Seltsamer Sommer

Wer keine Schulkinder hat, vermeidet das Verreisen mitten im Sommer. Und obwohl gefühlt mindestens die Hälfte der Menschen irgendwie weg ist, sind meine Sommer normalerweise ziemlich arbeitsintensiv. Mein Tagesrhythmus passt sich wie von selbst den Temperaturen an, oft bin ich morgens um sechs schon am Schreibtisch, und wenn die Hitze sich dann unterm Dach staut, mache ich eine ausgedehnte Siesta. Erst abends erwache ich zum zweiten Leben, wenn man durch die aufgeheizten Straßen schlendern kann, den Grillen beim Zirpen zuhört und auf der Karl-Heine-Straße ein kühles Glas Weißwein schlürft. Spontane Freundesrunden zum Picknick oder abendlichen Cocktail-Trinken verführen zu später Stunde, und die Zeit dehnt sich und formt sich zu endlosen Schleifen.

In diesem seltsamen Sommer 2020 sind Spaziergeh-Freundschaften entstanden und wir haben die Ausflugsziele rund um Leipzig entdeckt. Auwald und Seen in der Umgebung ersetzen für viele Andalusien oder Toskana und wir stellen dankbar fest, wie schön diese Stadt ist.

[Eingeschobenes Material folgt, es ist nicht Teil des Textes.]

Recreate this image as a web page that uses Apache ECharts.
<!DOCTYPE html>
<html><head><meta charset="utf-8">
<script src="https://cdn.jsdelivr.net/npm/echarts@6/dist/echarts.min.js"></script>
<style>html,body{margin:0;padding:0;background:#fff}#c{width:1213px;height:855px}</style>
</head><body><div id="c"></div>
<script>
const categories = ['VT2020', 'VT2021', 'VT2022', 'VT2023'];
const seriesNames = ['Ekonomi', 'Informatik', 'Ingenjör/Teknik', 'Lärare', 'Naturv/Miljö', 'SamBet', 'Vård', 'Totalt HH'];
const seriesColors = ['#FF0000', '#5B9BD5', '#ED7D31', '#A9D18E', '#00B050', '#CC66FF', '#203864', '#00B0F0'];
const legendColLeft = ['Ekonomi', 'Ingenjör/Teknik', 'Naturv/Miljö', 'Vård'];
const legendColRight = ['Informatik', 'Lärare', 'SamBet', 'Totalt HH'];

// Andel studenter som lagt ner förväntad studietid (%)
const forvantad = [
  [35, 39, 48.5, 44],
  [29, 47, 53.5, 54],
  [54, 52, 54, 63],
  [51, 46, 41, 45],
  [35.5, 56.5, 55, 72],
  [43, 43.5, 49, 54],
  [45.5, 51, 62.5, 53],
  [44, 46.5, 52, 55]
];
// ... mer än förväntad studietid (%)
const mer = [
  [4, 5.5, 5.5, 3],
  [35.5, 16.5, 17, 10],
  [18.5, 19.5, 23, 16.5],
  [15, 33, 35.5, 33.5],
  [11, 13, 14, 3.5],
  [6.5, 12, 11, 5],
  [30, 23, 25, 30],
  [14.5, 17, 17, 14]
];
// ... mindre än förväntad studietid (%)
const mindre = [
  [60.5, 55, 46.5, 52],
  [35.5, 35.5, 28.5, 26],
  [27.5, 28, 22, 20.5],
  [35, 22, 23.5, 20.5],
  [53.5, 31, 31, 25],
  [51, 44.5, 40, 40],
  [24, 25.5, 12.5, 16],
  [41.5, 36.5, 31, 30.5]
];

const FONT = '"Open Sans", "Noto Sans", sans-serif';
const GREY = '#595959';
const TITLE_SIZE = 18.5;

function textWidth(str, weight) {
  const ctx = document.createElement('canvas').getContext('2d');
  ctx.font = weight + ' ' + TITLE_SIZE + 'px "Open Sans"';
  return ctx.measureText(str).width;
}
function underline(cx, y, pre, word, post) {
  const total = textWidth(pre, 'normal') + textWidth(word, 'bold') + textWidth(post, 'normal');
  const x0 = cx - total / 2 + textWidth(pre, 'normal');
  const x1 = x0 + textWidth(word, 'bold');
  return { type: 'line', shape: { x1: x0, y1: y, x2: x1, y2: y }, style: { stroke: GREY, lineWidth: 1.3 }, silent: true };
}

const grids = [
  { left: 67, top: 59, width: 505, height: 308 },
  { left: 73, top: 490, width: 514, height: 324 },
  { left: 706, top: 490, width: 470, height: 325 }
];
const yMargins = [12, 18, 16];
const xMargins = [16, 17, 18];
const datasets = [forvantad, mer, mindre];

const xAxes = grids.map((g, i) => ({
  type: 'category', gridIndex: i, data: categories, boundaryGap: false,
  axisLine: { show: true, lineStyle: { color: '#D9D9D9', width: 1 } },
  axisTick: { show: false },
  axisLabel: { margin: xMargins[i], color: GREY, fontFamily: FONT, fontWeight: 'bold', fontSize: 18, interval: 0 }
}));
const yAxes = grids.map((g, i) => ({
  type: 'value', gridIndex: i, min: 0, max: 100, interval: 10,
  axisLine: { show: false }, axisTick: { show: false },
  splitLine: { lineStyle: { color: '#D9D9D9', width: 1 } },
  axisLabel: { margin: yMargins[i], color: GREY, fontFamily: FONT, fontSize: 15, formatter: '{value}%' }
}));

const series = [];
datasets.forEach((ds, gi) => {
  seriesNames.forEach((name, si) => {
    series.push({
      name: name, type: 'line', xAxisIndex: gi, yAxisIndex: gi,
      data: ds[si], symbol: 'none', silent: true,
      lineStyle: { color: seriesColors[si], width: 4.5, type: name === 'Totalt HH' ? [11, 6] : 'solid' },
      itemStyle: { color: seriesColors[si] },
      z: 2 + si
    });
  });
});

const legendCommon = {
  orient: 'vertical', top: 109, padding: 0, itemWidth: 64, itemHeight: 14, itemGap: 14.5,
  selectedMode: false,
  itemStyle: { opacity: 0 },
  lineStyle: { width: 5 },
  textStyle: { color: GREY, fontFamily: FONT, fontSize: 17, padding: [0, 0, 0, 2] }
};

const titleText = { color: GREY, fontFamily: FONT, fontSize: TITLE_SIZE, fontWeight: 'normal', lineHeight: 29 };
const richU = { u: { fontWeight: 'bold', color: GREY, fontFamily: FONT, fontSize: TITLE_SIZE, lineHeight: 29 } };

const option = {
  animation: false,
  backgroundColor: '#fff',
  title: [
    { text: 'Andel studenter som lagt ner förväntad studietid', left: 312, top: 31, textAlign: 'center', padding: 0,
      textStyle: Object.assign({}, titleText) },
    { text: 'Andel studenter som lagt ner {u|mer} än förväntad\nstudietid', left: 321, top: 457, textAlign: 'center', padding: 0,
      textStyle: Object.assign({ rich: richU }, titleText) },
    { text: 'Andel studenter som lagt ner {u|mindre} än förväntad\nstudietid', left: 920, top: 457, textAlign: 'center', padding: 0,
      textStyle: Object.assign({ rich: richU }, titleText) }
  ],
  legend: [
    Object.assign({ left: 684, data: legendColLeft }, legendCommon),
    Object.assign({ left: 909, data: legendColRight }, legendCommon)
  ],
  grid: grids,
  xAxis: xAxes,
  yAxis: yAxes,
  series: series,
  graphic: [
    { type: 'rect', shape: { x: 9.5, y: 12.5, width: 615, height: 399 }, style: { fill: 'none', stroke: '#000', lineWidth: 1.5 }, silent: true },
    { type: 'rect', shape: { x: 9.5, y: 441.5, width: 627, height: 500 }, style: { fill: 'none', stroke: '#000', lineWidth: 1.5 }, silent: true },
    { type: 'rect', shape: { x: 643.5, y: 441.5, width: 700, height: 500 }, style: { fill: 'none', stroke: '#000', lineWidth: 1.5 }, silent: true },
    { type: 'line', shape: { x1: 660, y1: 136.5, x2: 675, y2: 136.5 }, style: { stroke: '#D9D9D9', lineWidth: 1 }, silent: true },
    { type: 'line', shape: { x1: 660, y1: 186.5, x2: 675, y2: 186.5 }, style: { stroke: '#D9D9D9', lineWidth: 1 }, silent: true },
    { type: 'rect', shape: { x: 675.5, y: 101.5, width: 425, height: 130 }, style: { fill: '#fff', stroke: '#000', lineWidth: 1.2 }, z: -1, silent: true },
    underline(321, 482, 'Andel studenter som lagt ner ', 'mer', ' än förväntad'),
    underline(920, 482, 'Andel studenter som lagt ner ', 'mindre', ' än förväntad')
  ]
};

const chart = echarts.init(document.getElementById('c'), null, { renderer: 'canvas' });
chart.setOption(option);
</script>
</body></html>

Gespräche in kleineren Runden anstatt großer Partys bringen uns Menschen näher, die wir bislang nur oberflächlich kannten. Noch immer gibt es von allem weniger – weniger Veranstaltungen, weniger Reisen, weniger Termine, weniger Geld auf dem Konto – und doch fühlt sich der Sommer nach mehr an. Mehr Zeit, mehr Leben, mehr Tiefe.

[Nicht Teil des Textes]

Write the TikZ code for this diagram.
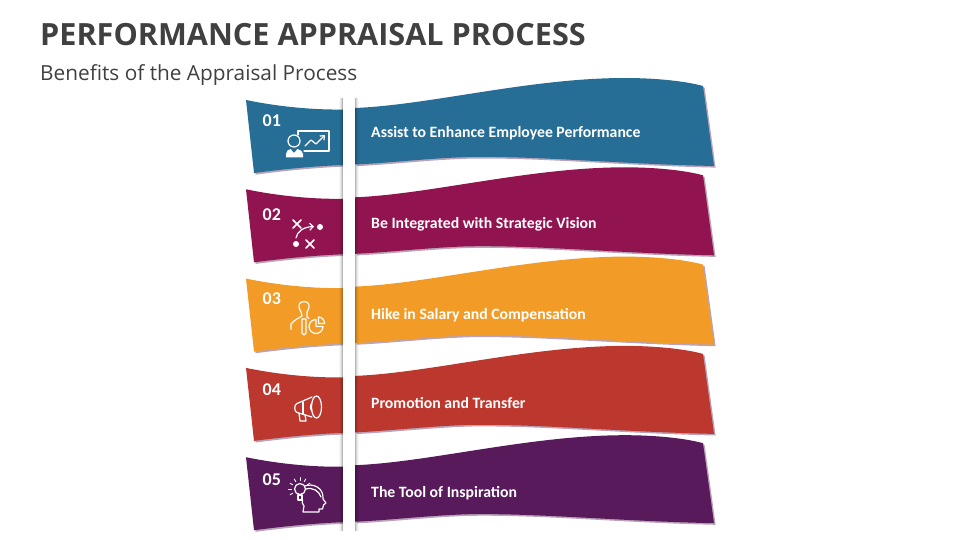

Nein, ich möchte nicht, dass diese Zeit der Einschränkungen ewig andauert. Und ja, ich wünsche mir für alle meine Mitmenschen, dass es bald wieder normal sein kann in Schule, bei Veranstaltungen, bei Kultur und Messen. Aber mir fällt auf, wie ich mich unter diesen neuen Gegebenheiten verändere. Selbst meine Gehirnzellen scheinen von dem neuen Dolce Vita angesteckt worden zu sein. Da in diesem Jahr bislang so gut wie alle Aufträge verschoben wurden und nichts wie geplant läuft, hat sich ein gewisses Laissez-Faire breitgemacht. Der Text ist für heute angekündigt, aber noch nicht da? Na, dann fahr ich erst mal zum See. Das wird sich schon finden. Ansonsten arbeite ich eben an meinen eigenen Projekten. Das geht immer.

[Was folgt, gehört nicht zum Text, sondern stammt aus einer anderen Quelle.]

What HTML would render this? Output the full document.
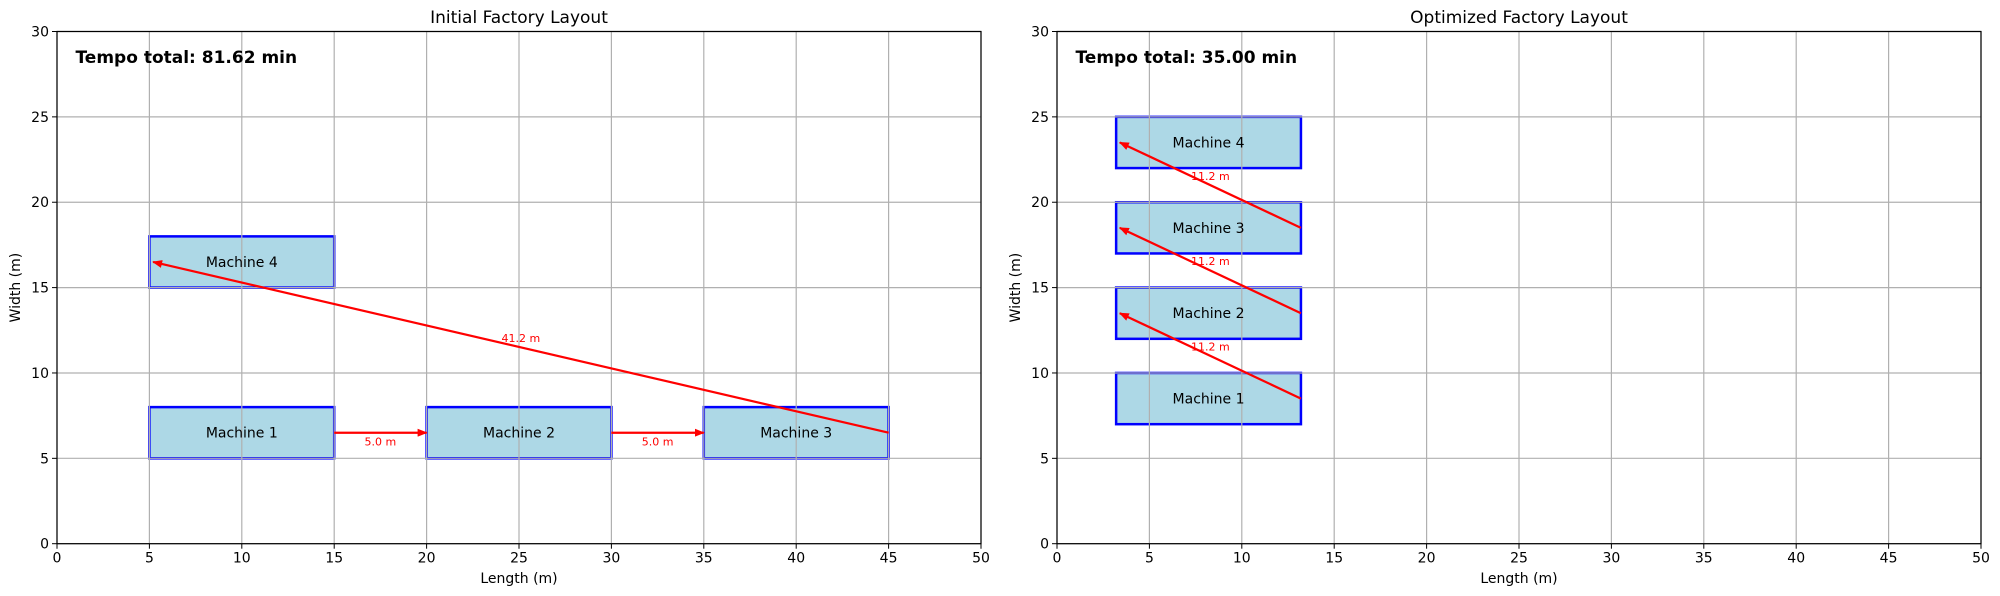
<!DOCTYPE html>
<html><head><meta charset="utf-8"><style>
html,body{margin:0;padding:0;background:#fff;}
svg{display:block;font-family:"DejaVu Sans","Liberation Sans",sans-serif;}
</style></head><body>
<svg id="c" width="2000" height="596" xmlns="http://www.w3.org/2000/svg"></svg>
<script>
const ticksX=[0,5,10,15,20,25,30,35,40,45,50];
const ticksY=[0,5,10,15,20,25,30];
const panelTitles=["Initial Factory Layout","Optimized Factory Layout"];
const totalTimes=["Tempo total: 81.62 min","Tempo total: 35.00 min"];
const machineNames=["Machine 1","Machine 2","Machine 3","Machine 4"];
const initX=[5,20,35,5];
const initY=[5,5,5,15];
const optX=[3.2,3.2,3.2,3.2];
const optY=[7,12,17,22];
const machW=10, machH=3;
const initDist=["5.0 m","5.0 m","41.2 m"];
const optDist=["11.2 m","11.2 m","11.2 m"];

const NS="http://www.w3.org/2000/svg";
const svg=document.getElementById('c');
function mk(tag,attrs,parent,text){const e=document.createElementNS(NS,tag);for(const k in attrs)e.setAttribute(k,attrs[k]);if(text!==undefined)e.textContent=text;(parent||svg).appendChild(e);return e;}
const defs=mk('defs',{});
const mkr=mk('marker',{id:'ah',markerWidth:'10',markerHeight:'8',refX:'9',refY:'4',orient:'auto',markerUnits:'userSpaceOnUse'},defs);
mk('path',{d:'M0,0 L10,4 L0,8 Z',fill:'#ff0000'},mkr);

function panel(idx,left,xs,ys,dists){
  const top=31.5,bottom=543.7,W=924;
  const sx=v=>left+v/50*W, sy=v=>bottom-v/30*(bottom-top);
  const g=mk('g',{});
  
  
  // machines
  for(let i=0;i<xs.length;i++){
    const r=mk('rect',{x:sx(xs[i]),y:sy(ys[i]+machH),width:sx(xs[i]+machW)-sx(xs[i]),height:sy(ys[i])-sy(ys[i]+machH),fill:'#add8e6',stroke:'#0000ff','stroke-width':'2.5'},g);
    
    
  }
  // grid
  ticksX.forEach(t=>{const l=mk('line',{x1:sx(t),x2:sx(t),y1:top,y2:bottom,stroke:'#b0b0b0','stroke-width':'1.2'},g);});
  ticksY.forEach(t=>{const l=mk('line',{x1:left,x2:left+W,y1:sy(t),y2:sy(t),stroke:'#b0b0b0','stroke-width':'1.2'},g);});
  // machine labels
  for(let i=0;i<xs.length;i++){
    const t=mk('text',{x:sx(xs[i]+machW/2),y:sy(ys[i]+machH/2)+5,'font-size':'14','text-anchor':'middle',fill:'#000'},g,machineNames[i]);
    
    
  }
  // arrows: from right-center of i to left-center of i+1
  for(let i=0;i<xs.length-1;i++){
    const x1=xs[i]+machW,y1=ys[i]+machH/2,x2=xs[i+1]+0.3*(xs[i+1]<x1?1:0),y2=ys[i+1]+machH/2;
    const ax2=xs[i+1]<x1?xs[i+1]+0.2:xs[i+1];
    const a=mk('line',{x1:sx(x1),y1:sy(y1),x2:sx(ax2),y2:sy(y2),stroke:'#ff0000','stroke-width':'2.2','marker-end':'url(#ah)'},g);
    
    
    const horiz=(y1===y2);
    const lx=(x1+ax2)/2, ly=(y1+y2)/2+(horiz?-0.5:0.55);
    const t=mk('text',{x:sx(lx),y:sy(ly)+4,'font-size':'11','text-anchor':'middle',fill:'#ff0000'},g,dists[i]);
    
    
  }
  // axes frame
  const fr=mk('rect',{x:left,y:top,width:W,height:bottom-top,fill:'none',stroke:'#000','stroke-width':'1.2'},g);
  
  ticksX.forEach(t=>{mk('line',{x1:sx(t),x2:sx(t),y1:bottom,y2:bottom+5,stroke:'#000'},g);
    const tx=mk('text',{x:sx(t),y:bottom+19,'font-size':'14','text-anchor':'middle',fill:'#000'},g,String(t));
    });
  ticksY.forEach(t=>{mk('line',{x1:left-5,x2:left,y1:sy(t),y2:sy(t),stroke:'#000'},g);
    const tx=mk('text',{x:left-8,y:sy(t)+5,'font-size':'14','text-anchor':'end',fill:'#000'},g,String(t));
    });
  const ti=mk('text',{x:left+W/2,y:23,'font-size':'17','text-anchor':'middle',fill:'#000'},g,panelTitles[idx]);
  
  const xl=mk('text',{x:left+W/2,y:583,'font-size':'14','text-anchor':'middle',fill:'#000'},g,'Length (m)');
  
  const yl=mk('text',{x:0,y:0,'font-size':'14','text-anchor':'middle',fill:'#000',transform:`translate(${left-37},${(top+bottom)/2}) rotate(-90)`},g,'Width (m)');
  
  const tt=mk('text',{x:sx(1),y:sy(28.5)+6,'font-size':'17','font-weight':'bold',fill:'#000'},g,totalTimes[idx]);
  
}
panel(0,57,initX,initY,initDist);
panel(1,1057,optX,optY,optDist);
</script>
</body></html>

Ein bisschen fühlt es sich an, als hätte ich alles losgelassen und warte jetzt einfach ab, was trotzdem so zu mir kommt. Das ist einerseits finanziell riskant. Andererseits ist es eine große Befreiung. Was mich aber am meisten wundert: Es läuft trotzdem. Ganz ohne Panikmodus und verbissene Planung. Komisch, dass es erst eine Pandemie brauchte, um zu dieser Erkenntnis zu kommen. Dass die spontanen Feste die besten sind, wissen wir schon lange. Wieso sollte es bei der Arbeit eigentlich anders sein?